*What you should do*:
Can you find the lines of the listing that include "this" and copy every one?

+ + + +

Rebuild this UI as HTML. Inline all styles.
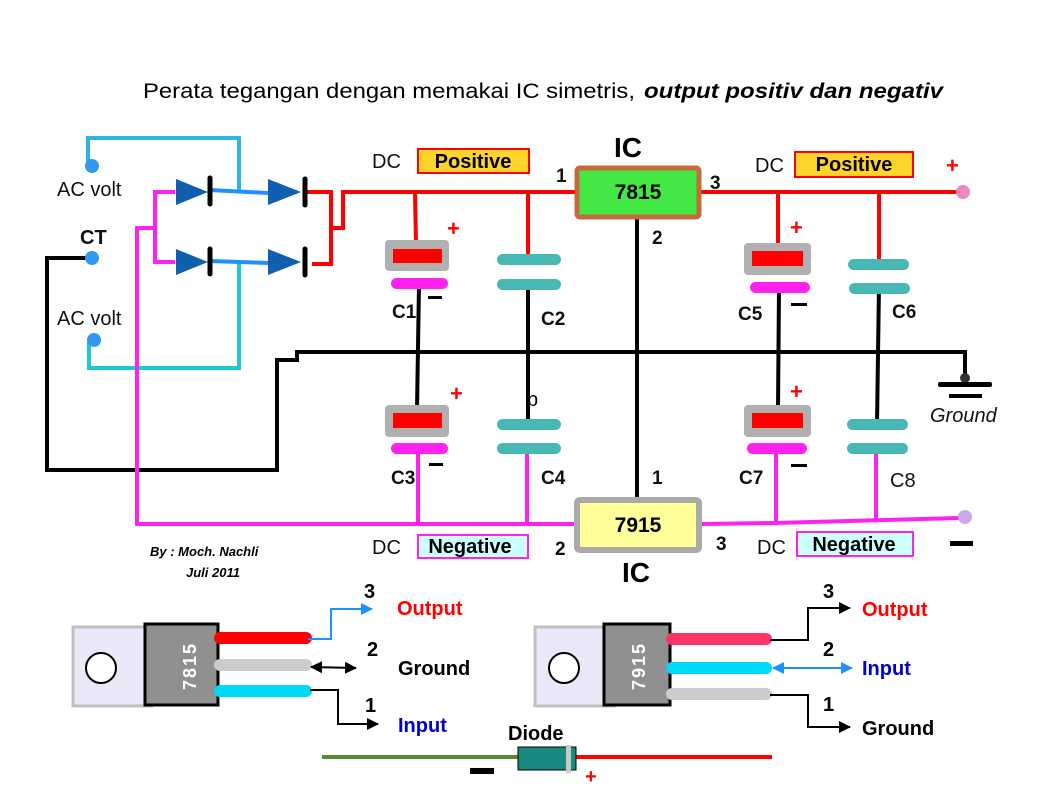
<!DOCTYPE html>
<html><head><meta charset="utf-8"><style>html,body{margin:0;padding:0;background:#fff}svg{display:block}</style></head><body>
<svg width="1058" height="794" viewBox="0 0 1058 794" xmlns="http://www.w3.org/2000/svg" font-family="Liberation Sans, Arial, sans-serif">
<defs>
<marker id="ak" markerWidth="12" markerHeight="12" refX="11" refY="6" orient="auto" markerUnits="userSpaceOnUse"><path d="M0,0 L12,6 L0,12z" fill="#000"/></marker>
<marker id="akb" markerWidth="12" markerHeight="12" refX="1" refY="6" orient="auto" markerUnits="userSpaceOnUse"><path d="M12,0 L0,6 L12,12z" fill="#000"/></marker>
<marker id="abl" markerWidth="12" markerHeight="12" refX="11" refY="6" orient="auto" markerUnits="userSpaceOnUse"><path d="M0,0 L12,6 L0,12z" fill="#1e90ff"/></marker>
<marker id="ablb" markerWidth="12" markerHeight="12" refX="1" refY="6" orient="auto" markerUnits="userSpaceOnUse"><path d="M12,0 L0,6 L12,12z" fill="#1e90ff"/></marker>
</defs>
<text x="143" y="98" font-size="21" fill="#000" textLength="492" lengthAdjust="spacingAndGlyphs">Perata tegangan dengan memakai IC simetris,</text>
<text x="644" y="98" font-size="21" fill="#000" font-weight="bold" font-style="italic" textLength="299" lengthAdjust="spacingAndGlyphs">output positiv dan negativ</text>
<g fill="none" stroke-width="4" stroke-linejoin="miter">
<polyline points="88,164 88,138 239,138 239,191" stroke="#29b6e0"/>
<polyline points="89,342 89,368 239,368 239,263" stroke="#1ec8d0"/>
<polyline points="88,258 47,258 47,470 277,470 277,360 297,360 297,352 965,352 965,380" stroke="#000"/>
<polyline points="175,192 155,192 155,262 175,262" stroke="#ff22ee"/>
<polyline points="155,228 137,228 137,524 575,524" stroke="#ff22ee"/>
<polyline points="700,524 775,523 960,518" stroke="#ff22ee"/>
<line x1="418" y1="450" x2="418" y2="524" stroke="#ff22ee"/>
<line x1="527" y1="445" x2="527" y2="524" stroke="#ff22ee"/>
<line x1="776" y1="450" x2="776" y2="523" stroke="#ff22ee"/>
<line x1="876" y1="450" x2="876" y2="520" stroke="#ff22ee"/>
<polyline points="305,192 331,192 331,264 312,264" stroke="#f00"/>
<polyline points="331,228 343,228 343,192 575,192" stroke="#f00"/>
<line x1="415" y1="192" x2="416" y2="245" stroke="#f00"/>
<line x1="528" y1="192" x2="528" y2="259" stroke="#f00"/>
<line x1="700" y1="192" x2="958" y2="192" stroke="#f00"/>
<line x1="778" y1="192" x2="778" y2="247" stroke="#f00"/>
<line x1="879" y1="192" x2="879" y2="265" stroke="#f00"/>
<line x1="210" y1="190" x2="268" y2="193" stroke="#1e90ff"/>
<line x1="210" y1="261" x2="268" y2="263" stroke="#1e90ff"/>
<line x1="419" y1="284" x2="417" y2="410" stroke="#000"/>
<line x1="528" y1="284" x2="528" y2="425" stroke="#000"/>
<line x1="637" y1="218" x2="637" y2="498" stroke="#000"/>
<line x1="779" y1="288" x2="778" y2="410" stroke="#000"/>
<line x1="879" y1="285" x2="877" y2="425" stroke="#000"/>
</g>
<g fill="#3399ee"><circle cx="92" cy="166" r="7"/><circle cx="92" cy="258" r="7"/><circle cx="94" cy="340" r="7"/></g>
<circle cx="963" cy="192" r="7" fill="#ee88bb"/>
<circle cx="965" cy="517" r="7" fill="#c8a8e8"/>
<g fill="#1060b0">
<path d="M176,179 L208,192 L176,205z"/><path d="M268,179 L301,192 L268,205z"/>
<path d="M176,249 L208,262 L176,275z"/><path d="M268,249 L301,262 L268,275z"/>
</g>
<g stroke="#000" stroke-width="5" stroke-linecap="round">
<line x1="210" y1="178" x2="210" y2="204"/><line x1="305" y1="179" x2="305" y2="205"/>
<line x1="210" y1="249" x2="210" y2="274"/><line x1="305" y1="249" x2="305" y2="275"/>
</g>
<g>
<rect x="385" y="240" width="64" height="31" rx="4" fill="#b0b0b0"/><rect x="393" y="249" width="49" height="14" fill="#f00"/><rect x="391" y="278" width="57" height="11" rx="5.5" fill="#ff22ee"/>
<rect x="385" y="405" width="64" height="32" rx="4" fill="#b0b0b0"/><rect x="393" y="413" width="49" height="15" fill="#f00"/><rect x="391" y="443" width="57" height="11" rx="5.5" fill="#ff22ee"/>
<rect x="744" y="243" width="67" height="32" rx="4" fill="#b0b0b0"/><rect x="752" y="251" width="51" height="15" fill="#f00"/><rect x="750" y="282" width="60" height="11" rx="5.5" fill="#ff22ee"/>
<rect x="744" y="405" width="67" height="32" rx="4" fill="#b0b0b0"/><rect x="752" y="413" width="51" height="15" fill="#f00"/><rect x="747" y="443" width="60" height="11" rx="5.5" fill="#ff22ee"/>
</g>
<g fill="#48b8b4">
<rect x="497" y="254" width="64" height="11" rx="5.5"/><rect x="497" y="279" width="64" height="11" rx="5.5"/>
<rect x="497" y="419" width="64" height="11" rx="5.5"/><rect x="497" y="443" width="64" height="11" rx="5.5"/>
<rect x="848" y="259" width="61" height="11" rx="5.5"/><rect x="849" y="283" width="61" height="11" rx="5.5"/>
<rect x="847" y="419" width="61" height="11" rx="5.5"/><rect x="847" y="443" width="61" height="11" rx="5.5"/>
</g>
<rect x="577" y="168" width="122" height="49" rx="3" fill="#44e844" stroke="#c8693a" stroke-width="5"/>
<text x="638" y="199" font-size="21" font-weight="bold" text-anchor="middle">7815</text>
<rect x="577" y="500" width="122" height="50" rx="3" fill="#ffff99" stroke="#aaaaaa" stroke-width="6"/>
<text x="638" y="532" font-size="21" font-weight="bold" text-anchor="middle">7915</text>
<circle cx="965" cy="378" r="5" fill="#333"/>
<rect x="938" y="382" width="54" height="5" rx="2" fill="#000"/>
<rect x="949" y="394" width="33" height="4" fill="#000"/>
<g font-size="20" fill="#111">
<text x="57" y="196">AC volt</text><text x="57" y="325">AC volt</text>
<text x="80" y="244" font-weight="bold">CT</text>
<text x="372" y="168">DC</text><text x="755" y="172">DC</text>
<text x="372" y="554">DC</text><text x="757" y="554">DC</text>
<text x="930" y="422" font-style="italic">Ground</text>
<text x="890" y="487">C8</text>
</g>
<rect x="418" y="149" width="111" height="24" fill="#ffd42a" stroke="#f00" stroke-width="2"/>
<text x="473" y="168" font-size="20" font-weight="bold" text-anchor="middle">Positive</text>
<rect x="795" y="152" width="118" height="25" fill="#ffd42a" stroke="#f00" stroke-width="2"/>
<text x="854" y="171" font-size="20" font-weight="bold" text-anchor="middle">Positive</text>
<rect x="418" y="535" width="110" height="23" fill="#ccffff" stroke="#ff22ee" stroke-width="2"/>
<text x="470" y="553" font-size="20" font-weight="bold" text-anchor="middle">Negative</text>
<rect x="797" y="532" width="116" height="24" fill="#ccffff" stroke="#ff22ee" stroke-width="2"/>
<text x="854" y="551" font-size="20" font-weight="bold" text-anchor="middle">Negative</text>
<g font-size="19" font-weight="bold" fill="#111">
<text x="392" y="318">C1</text><text x="541" y="325">C2</text><text x="391" y="484">C3</text><text x="541" y="484">C4</text>
<text x="738" y="320">C5</text><text x="892" y="318">C6</text><text x="739" y="484">C7</text>
<text x="556" y="182">1</text><text x="710" y="189">3</text><text x="652" y="244">2</text>
<text x="652" y="484">1</text><text x="555" y="555">2</text><text x="716" y="550">3</text>
</g>
<text x="527" y="406" font-size="20">p</text>
<g font-size="28" font-weight="bold"><text x="614" y="157">IC</text><text x="622" y="582">IC</text></g>
<g font-size="22" font-weight="bold" fill="#f00">
<text x="447" y="236">+</text><text x="450" y="401">+</text><text x="790" y="235">+</text><text x="790" y="399">+</text><text x="946" y="173">+</text>
</g>
<g fill="#000"><rect x="428" y="296" width="14" height="3"/><rect x="429" y="463" width="14" height="3"/><rect x="791" y="303" width="16" height="3"/><rect x="791" y="464" width="16" height="3"/><rect x="950" y="541" width="23" height="5"/></g>
<text x="150" y="556" font-size="13" font-weight="bold" font-style="italic">By : Moch. Nachli</text>
<text x="186" y="577" font-size="13" font-weight="bold" font-style="italic">Juli 2011</text>
<rect x="73" y="627" width="79" height="79" fill="#e8e8f8" stroke="#c0c0c0" stroke-width="3"/>
<circle cx="101" cy="668" r="15" fill="#fff" stroke="#000" stroke-width="2"/>
<rect x="145" y="624" width="73" height="81" fill="#909090" stroke="#000" stroke-width="3"/>
<text transform="translate(196,666) rotate(-90)" font-size="18" font-weight="bold" fill="#fff" text-anchor="middle" letter-spacing="2">7815</text>
<g stroke-width="12" stroke-linecap="round"><line x1="220" y1="638" x2="306" y2="638" stroke="#f00"/><line x1="220" y1="665" x2="306" y2="665" stroke="#cccccc"/><line x1="220" y1="691" x2="306" y2="691" stroke="#00d8f8"/></g>
<polyline points="308,639 331,639 331,609 372,609" fill="none" stroke="#1e90ff" stroke-width="2" marker-end="url(#abl)"/>
<line x1="311" y1="667" x2="356" y2="668" stroke="#000" stroke-width="2" marker-start="url(#akb)" marker-end="url(#ak)"/>
<polyline points="310,690 338,690 338,724 378,724" fill="none" stroke="#000" stroke-width="2" marker-end="url(#ak)"/>
<rect x="535" y="627" width="79" height="79" fill="#e8e8f8" stroke="#c0c0c0" stroke-width="3"/>
<circle cx="564" cy="668" r="15" fill="#fff" stroke="#000" stroke-width="2"/>
<rect x="604" y="624" width="66" height="81" fill="#909090" stroke="#000" stroke-width="3"/>
<text transform="translate(645,666) rotate(-90)" font-size="18" font-weight="bold" fill="#fff" text-anchor="middle" letter-spacing="2">7915</text>
<g stroke-width="12" stroke-linecap="round"><line x1="672" y1="639" x2="766" y2="639" stroke="#ff3366"/><line x1="672" y1="668" x2="766" y2="668" stroke="#00d8f8"/><line x1="672" y1="694" x2="766" y2="694" stroke="#cccccc"/></g>
<polyline points="770,640 808,640 808,608 850,608" fill="none" stroke="#000" stroke-width="2" marker-end="url(#ak)"/>
<line x1="773" y1="668" x2="852" y2="668" stroke="#1e90ff" stroke-width="2" marker-start="url(#ablb)" marker-end="url(#abl)"/>
<polyline points="770,695 808,695 808,727 850,727" fill="none" stroke="#000" stroke-width="2" marker-end="url(#ak)"/>
<g font-size="20" font-weight="bold">
<text x="364" y="598">3</text><text x="367" y="656">2</text><text x="365" y="712">1</text>
<text x="397" y="615" fill="#f00">Output</text><text x="398" y="675">Ground</text><text x="398" y="732" fill="#00c">Input</text>
<text x="823" y="598">3</text><text x="823" y="656">2</text><text x="823" y="711">1</text>
<text x="862" y="616" fill="#f00">Output</text><text x="862" y="675" fill="#00c">Input</text><text x="862" y="735">Ground</text>
<text x="508" y="740">Diode</text>
</g>
<line x1="322" y1="757" x2="520" y2="757" stroke="#5a8a30" stroke-width="4"/>
<line x1="575" y1="757" x2="772" y2="757" stroke="#f00" stroke-width="4"/>
<rect x="518" y="747" width="58" height="23" fill="#1a8a80" stroke="#000" stroke-width="1"/>
<rect x="566" y="745" width="5" height="28" fill="#c8c8c8"/>
<rect x="470" y="768" width="24" height="6" fill="#000"/>
<text x="585" y="783" font-size="20" font-weight="bold" fill="#f00">+</text>
</svg>
</body></html>
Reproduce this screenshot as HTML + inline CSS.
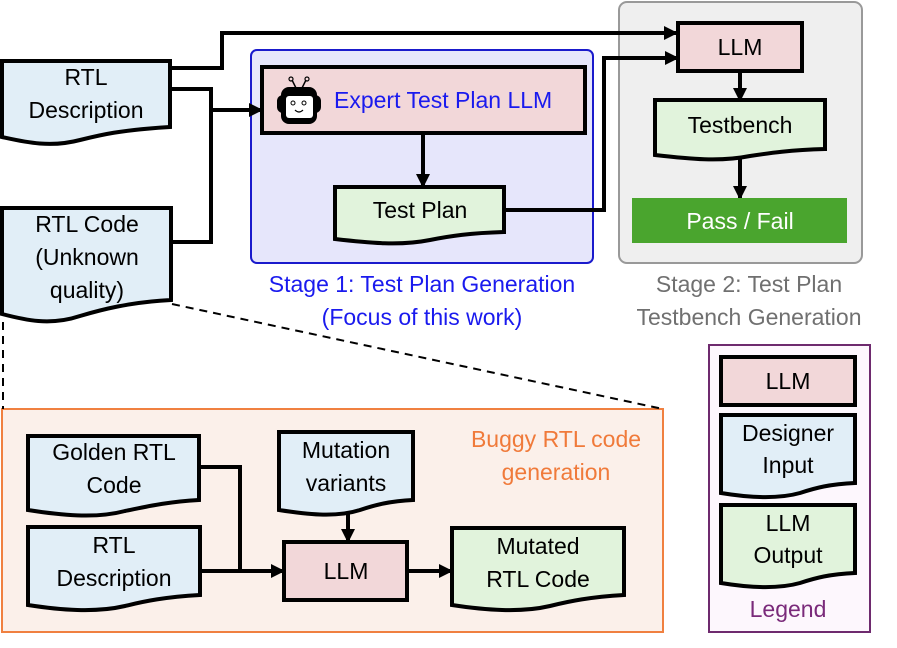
<!DOCTYPE html>
<html><head><meta charset="utf-8"><style>
html,body{margin:0;padding:0;background:#fff;}
svg text{font-family:"Liberation Sans",sans-serif;}
</style></head><body>
<svg width="897" height="643" viewBox="0 0 897 643" xmlns="http://www.w3.org/2000/svg">
<defs>
<marker id="ar" markerWidth="14" markerHeight="14" refX="12" refY="7" orient="auto" markerUnits="userSpaceOnUse">
<path d="M0,0 L14,7 L0,14 z" fill="#000"/></marker>
</defs>
<rect x="251" y="50" width="342" height="213" rx="6" fill="#e6e6fb" stroke="#1a1acc" stroke-width="2"/>
<rect x="619" y="2" width="243" height="261" rx="8" fill="#efefef" stroke="#999" stroke-width="2"/>
<rect x="2" y="409" width="661" height="223" fill="#fbf0ea" stroke="#f08040" stroke-width="2"/>
<rect x="709" y="345" width="161" height="287" fill="#fdf7fd" stroke="#6e2a6e" stroke-width="2"/>

<g stroke="#000" stroke-width="4" fill="none">
<polyline points="170,68 222,68 222,33 676,33" marker-end="url(#ar)"/>
<polyline points="170,89 211,89 211,242 171,242"/>
<line x1="211" y1="110" x2="261" y2="110" marker-end="url(#ar)"/>
<polyline points="504,210 604,210 604,58 677,58" marker-end="url(#ar)"/>
<line x1="423" y1="133" x2="423" y2="186" marker-end="url(#ar)"/>
<line x1="740" y1="71" x2="740" y2="100" marker-end="url(#ar)"/>
<line x1="740" y1="158" x2="740" y2="198" marker-end="url(#ar)"/>
<polyline points="199,467 240,467 240,571"/>
<line x1="200" y1="571" x2="283" y2="571" marker-end="url(#ar)"/>
<line x1="348" y1="513" x2="348" y2="541" marker-end="url(#ar)"/>
<line x1="407" y1="571" x2="451" y2="571" marker-end="url(#ar)"/>
</g>
<g stroke="#000" stroke-width="2" stroke-dasharray="8,6" fill="none">
<line x1="3" y1="322" x2="3" y2="409"/>
<line x1="172" y1="304" x2="663" y2="409"/>
</g>

<g stroke="#000" stroke-width="4">
<path d="M2,61 H170 V127 C120,130 100,135 80,140 C50,148 25,142 2,137 Z" fill="#e1eef7"/>
<path d="M2,208 H171 V300 C130,302 100,310 80,316 C50,326 25,320 2,314 Z" fill="#e1eef7"/>
<path d="M335,187 H504 V232 C470,233 450,236 430,240 C400,246 370,243 335,239 Z" fill="#e1f3dc"/>
<path d="M655,100 H825 V149 C790,150 770,153 750,156 C720,162 690,159 655,155 Z" fill="#e1f3dc"/>
<path d="M28,436 H199 V500 C165,502 145,507 125,511 C95,519 60,515 28,510 Z" fill="#e1eef7"/>
<path d="M28,527 H200 V595 C165,597 145,601 125,606 C95,613 60,610 28,605 Z" fill="#e1eef7"/>
<path d="M279,432 H413 V500 C390,501 375,505 360,510 C335,518 305,514 279,510 Z" fill="#e1eef7"/>
<path d="M452,528 H624 V595 C590,597 570,601 550,606 C520,613 485,610 452,605 Z" fill="#e1f3dc"/>
<path d="M721,415 H855 V483 C830,484 815,488 800,493 C775,500 745,497 721,493 Z" fill="#e1eef7"/>
<path d="M721,505 H855 V573 C830,574 815,578 800,583 C775,590 745,587 721,583 Z" fill="#e1f3dc"/>
<rect x="262" y="67" width="323" height="66" fill="#f2d7d9"/>
<rect x="678" y="23" width="124" height="48" fill="#f2d7d9"/>
<rect x="284" y="542" width="123" height="58" fill="#f2d7d9"/>
<rect x="721" y="357" width="134" height="48" fill="#f2d7d9"/>
</g>
<rect x="632" y="198" width="215" height="45" fill="#4aa52e"/>

<g>
<line x1="292" y1="80" x2="296" y2="88" stroke="#000" stroke-width="1.5"/>
<line x1="306" y1="80" x2="302" y2="88" stroke="#000" stroke-width="1.5"/>
<circle cx="291" cy="79" r="2" fill="none" stroke="#000" stroke-width="1.2"/>
<circle cx="307" cy="79" r="2" fill="none" stroke="#000" stroke-width="1.2"/>
<rect x="277" y="95" width="44" height="18" rx="6" fill="#000"/>
<rect x="281" y="87" width="36" height="37" rx="8" fill="#000"/>
<rect x="286" y="96" width="27" height="22" rx="3" fill="#fff"/>
<circle cx="293" cy="103" r="2" fill="none" stroke="#000" stroke-width="1"/>
<circle cx="304" cy="103" r="2" fill="none" stroke="#000" stroke-width="1"/>
<path d="M295,110 Q299,114 303,110" fill="none" stroke="#000" stroke-width="1.2"/>
</g>

<g font-size="23" text-anchor="middle" fill="#000">
<text x="86" y="85">RTL</text>
<text x="86" y="118">Description</text>
<text x="87" y="232">RTL Code</text>
<text x="87" y="265">(Unknown</text>
<text x="87" y="298">quality)</text>
<text x="420" y="218">Test Plan</text>
<text x="740" y="55">LLM</text>
<text x="740" y="133">Testbench</text>
<text x="740" y="229" fill="#fff">Pass / Fail</text>
<text x="114" y="460">Golden RTL</text>
<text x="114" y="493">Code</text>
<text x="114" y="553">RTL</text>
<text x="114" y="586">Description</text>
<text x="346" y="458">Mutation</text>
<text x="346" y="491">variants</text>
<text x="346" y="579">LLM</text>
<text x="538" y="554">Mutated</text>
<text x="538" y="587">RTL Code</text>
<text x="788" y="389">LLM</text>
<text x="788" y="441">Designer</text>
<text x="788" y="473">Input</text>
<text x="788" y="531">LLM</text>
<text x="788" y="563">Output</text>
</g>
<text x="334" y="108" font-size="23" fill="#1a1aee">Expert Test Plan LLM</text>
<g font-size="23" text-anchor="middle" fill="#1a1aee">
<text x="422" y="292">Stage 1: Test Plan Generation</text>
<text x="422" y="325">(Focus of this work)</text>
</g>
<g font-size="23" text-anchor="middle" fill="#707070">
<text x="749" y="292">Stage 2: Test Plan</text>
<text x="749" y="325">Testbench Generation</text>
</g>
<g font-size="23" text-anchor="middle" fill="#f07a3a">
<text x="556" y="447">Buggy RTL code</text>
<text x="556" y="480">generation</text>
</g>
<text x="788" y="617" font-size="23" text-anchor="middle" fill="#7a2a7a">Legend</text>
</svg>
</body></html>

+ + + +

*Output of the task*:
Rebuild this UI as HTML. Inline all styles.
Reproduce this screenshot as HTML + inline CSS.
<text x="422" y="325">(Focus of this work)</text>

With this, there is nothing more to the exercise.